> Challenge:
Restate the records that follow word for word; no pictures should appear.

====================

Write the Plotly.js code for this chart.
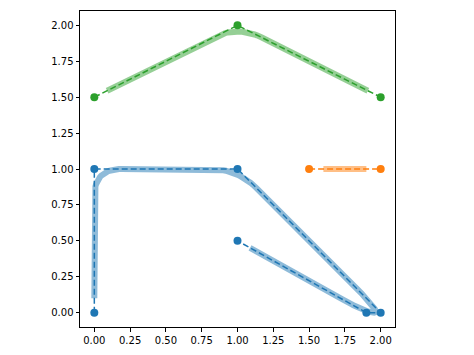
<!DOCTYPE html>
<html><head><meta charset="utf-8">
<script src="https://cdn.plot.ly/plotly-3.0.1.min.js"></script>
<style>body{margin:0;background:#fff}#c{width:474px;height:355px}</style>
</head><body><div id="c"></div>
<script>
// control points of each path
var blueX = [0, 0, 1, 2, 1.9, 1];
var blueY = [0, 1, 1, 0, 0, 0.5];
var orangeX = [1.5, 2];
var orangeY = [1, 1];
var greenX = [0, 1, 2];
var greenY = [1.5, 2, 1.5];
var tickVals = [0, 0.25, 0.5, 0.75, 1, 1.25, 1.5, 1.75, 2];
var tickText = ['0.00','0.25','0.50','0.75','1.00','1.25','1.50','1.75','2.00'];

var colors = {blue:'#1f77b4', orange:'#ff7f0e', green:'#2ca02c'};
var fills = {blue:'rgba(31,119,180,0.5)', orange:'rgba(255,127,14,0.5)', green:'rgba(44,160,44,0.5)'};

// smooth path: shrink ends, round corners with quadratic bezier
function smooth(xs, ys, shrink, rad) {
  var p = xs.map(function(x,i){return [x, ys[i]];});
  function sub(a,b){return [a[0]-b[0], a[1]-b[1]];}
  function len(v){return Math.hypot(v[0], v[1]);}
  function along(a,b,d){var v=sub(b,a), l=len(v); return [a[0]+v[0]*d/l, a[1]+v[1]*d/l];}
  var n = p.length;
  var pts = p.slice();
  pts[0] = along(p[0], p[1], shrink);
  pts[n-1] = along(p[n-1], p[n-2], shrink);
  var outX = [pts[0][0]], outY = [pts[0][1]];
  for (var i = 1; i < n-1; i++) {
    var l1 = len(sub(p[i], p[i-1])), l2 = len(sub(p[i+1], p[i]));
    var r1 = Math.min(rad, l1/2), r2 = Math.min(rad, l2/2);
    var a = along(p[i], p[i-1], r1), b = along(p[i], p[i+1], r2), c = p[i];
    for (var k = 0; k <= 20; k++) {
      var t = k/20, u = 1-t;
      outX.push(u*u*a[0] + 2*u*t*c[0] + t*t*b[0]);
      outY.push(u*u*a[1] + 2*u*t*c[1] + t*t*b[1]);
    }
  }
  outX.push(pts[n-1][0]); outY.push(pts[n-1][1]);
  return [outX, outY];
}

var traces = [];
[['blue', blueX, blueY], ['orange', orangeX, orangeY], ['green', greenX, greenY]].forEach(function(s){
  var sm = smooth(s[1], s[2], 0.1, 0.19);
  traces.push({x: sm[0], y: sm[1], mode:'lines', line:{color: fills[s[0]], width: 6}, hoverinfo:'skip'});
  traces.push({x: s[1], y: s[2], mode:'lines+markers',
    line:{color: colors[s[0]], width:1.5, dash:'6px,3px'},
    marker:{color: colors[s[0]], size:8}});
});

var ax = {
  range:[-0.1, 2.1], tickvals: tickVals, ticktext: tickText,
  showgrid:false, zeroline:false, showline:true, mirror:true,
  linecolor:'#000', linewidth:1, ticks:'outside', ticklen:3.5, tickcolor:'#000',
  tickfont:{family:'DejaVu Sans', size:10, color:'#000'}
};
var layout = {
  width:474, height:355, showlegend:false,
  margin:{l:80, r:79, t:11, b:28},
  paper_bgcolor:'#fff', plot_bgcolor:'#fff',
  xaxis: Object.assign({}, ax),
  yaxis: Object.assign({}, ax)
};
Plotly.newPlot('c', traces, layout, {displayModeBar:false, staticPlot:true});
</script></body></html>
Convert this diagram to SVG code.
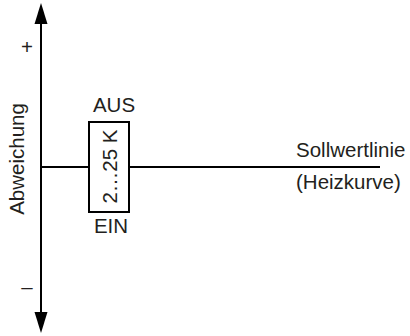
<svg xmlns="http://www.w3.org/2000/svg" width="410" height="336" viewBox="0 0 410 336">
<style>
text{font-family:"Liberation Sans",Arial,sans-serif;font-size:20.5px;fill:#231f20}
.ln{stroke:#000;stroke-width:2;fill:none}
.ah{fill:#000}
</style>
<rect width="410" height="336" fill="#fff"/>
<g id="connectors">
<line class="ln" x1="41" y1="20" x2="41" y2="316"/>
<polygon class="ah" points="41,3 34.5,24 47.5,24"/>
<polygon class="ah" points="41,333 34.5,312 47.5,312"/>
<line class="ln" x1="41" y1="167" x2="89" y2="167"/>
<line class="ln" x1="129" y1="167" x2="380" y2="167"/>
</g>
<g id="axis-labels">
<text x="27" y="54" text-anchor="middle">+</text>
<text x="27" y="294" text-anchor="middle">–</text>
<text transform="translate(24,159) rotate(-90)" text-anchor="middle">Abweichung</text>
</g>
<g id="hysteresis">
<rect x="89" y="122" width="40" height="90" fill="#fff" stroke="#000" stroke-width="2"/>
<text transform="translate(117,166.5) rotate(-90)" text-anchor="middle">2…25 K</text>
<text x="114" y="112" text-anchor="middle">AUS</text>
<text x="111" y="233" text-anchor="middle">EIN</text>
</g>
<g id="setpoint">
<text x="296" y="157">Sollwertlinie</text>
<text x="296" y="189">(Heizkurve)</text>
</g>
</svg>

====================

> Solution below:
Write the Plotly.js code for this chart.
<!DOCTYPE html>
<html><head><meta charset="utf-8">
<script src="https://cdn.plot.ly/plotly-3.0.1.min.js"></script>
<style>body{margin:0;background:#fff}#c{width:474px;height:355px}</style>
</head><body><div id="c"></div>
<script>
// control points of each path
var blueX = [0, 0, 1, 2, 1.9, 1];
var blueY = [0, 1, 1, 0, 0, 0.5];
var orangeX = [1.5, 2];
var orangeY = [1, 1];
var greenX = [0, 1, 2];
var greenY = [1.5, 2, 1.5];
var tickVals = [0, 0.25, 0.5, 0.75, 1, 1.25, 1.5, 1.75, 2];
var tickText = ['0.00','0.25','0.50','0.75','1.00','1.25','1.50','1.75','2.00'];

var colors = {blue:'#1f77b4', orange:'#ff7f0e', green:'#2ca02c'};
var fills = {blue:'rgba(31,119,180,0.5)', orange:'rgba(255,127,14,0.5)', green:'rgba(44,160,44,0.5)'};

// smooth path: shrink ends, round corners with quadratic bezier
function smooth(xs, ys, shrink, rad) {
  var p = xs.map(function(x,i){return [x, ys[i]];});
  function sub(a,b){return [a[0]-b[0], a[1]-b[1]];}
  function len(v){return Math.hypot(v[0], v[1]);}
  function along(a,b,d){var v=sub(b,a), l=len(v); return [a[0]+v[0]*d/l, a[1]+v[1]*d/l];}
  var n = p.length;
  var pts = p.slice();
  pts[0] = along(p[0], p[1], shrink);
  pts[n-1] = along(p[n-1], p[n-2], shrink);
  var outX = [pts[0][0]], outY = [pts[0][1]];
  for (var i = 1; i < n-1; i++) {
    var l1 = len(sub(p[i], p[i-1])), l2 = len(sub(p[i+1], p[i]));
    var r1 = Math.min(rad, l1/2), r2 = Math.min(rad, l2/2);
    var a = along(p[i], p[i-1], r1), b = along(p[i], p[i+1], r2), c = p[i];
    for (var k = 0; k <= 20; k++) {
      var t = k/20, u = 1-t;
      outX.push(u*u*a[0] + 2*u*t*c[0] + t*t*b[0]);
      outY.push(u*u*a[1] + 2*u*t*c[1] + t*t*b[1]);
    }
  }
  outX.push(pts[n-1][0]); outY.push(pts[n-1][1]);
  return [outX, outY];
}

var traces = [];
[['blue', blueX, blueY], ['orange', orangeX, orangeY], ['green', greenX, greenY]].forEach(function(s){
  var sm = smooth(s[1], s[2], 0.1, 0.19);
  traces.push({x: sm[0], y: sm[1], mode:'lines', line:{color: fills[s[0]], width: 6}, hoverinfo:'skip'});
  traces.push({x: s[1], y: s[2], mode:'lines+markers',
    line:{color: colors[s[0]], width:1.5, dash:'6px,3px'},
    marker:{color: colors[s[0]], size:8}});
});

var ax = {
  range:[-0.1, 2.1], tickvals: tickVals, ticktext: tickText,
  showgrid:false, zeroline:false, showline:true, mirror:true,
  linecolor:'#000', linewidth:1, ticks:'outside', ticklen:3.5, tickcolor:'#000',
  tickfont:{family:'DejaVu Sans', size:10, color:'#000'}
};
var layout = {
  width:474, height:355, showlegend:false,
  margin:{l:80, r:79, t:11, b:28},
  paper_bgcolor:'#fff', plot_bgcolor:'#fff',
  xaxis: Object.assign({}, ax),
  yaxis: Object.assign({}, ax)
};
Plotly.newPlot('c', traces, layout, {displayModeBar:false, staticPlot:true});
</script></body></html>
Convert this diagram to SVG code.
<svg xmlns="http://www.w3.org/2000/svg" width="410" height="336" viewBox="0 0 410 336">
<style>
text{font-family:"Liberation Sans",Arial,sans-serif;font-size:20.5px;fill:#231f20}
.ln{stroke:#000;stroke-width:2;fill:none}
.ah{fill:#000}
</style>
<rect width="410" height="336" fill="#fff"/>
<g id="connectors">
<line class="ln" x1="41" y1="20" x2="41" y2="316"/>
<polygon class="ah" points="41,3 34.5,24 47.5,24"/>
<polygon class="ah" points="41,333 34.5,312 47.5,312"/>
<line class="ln" x1="41" y1="167" x2="89" y2="167"/>
<line class="ln" x1="129" y1="167" x2="380" y2="167"/>
</g>
<g id="axis-labels">
<text x="27" y="54" text-anchor="middle">+</text>
<text x="27" y="294" text-anchor="middle">–</text>
<text transform="translate(24,159) rotate(-90)" text-anchor="middle">Abweichung</text>
</g>
<g id="hysteresis">
<rect x="89" y="122" width="40" height="90" fill="#fff" stroke="#000" stroke-width="2"/>
<text transform="translate(117,166.5) rotate(-90)" text-anchor="middle">2…25 K</text>
<text x="114" y="112" text-anchor="middle">AUS</text>
<text x="111" y="233" text-anchor="middle">EIN</text>
</g>
<g id="setpoint">
<text x="296" y="157">Sollwertlinie</text>
<text x="296" y="189">(Heizkurve)</text>
</g>
</svg>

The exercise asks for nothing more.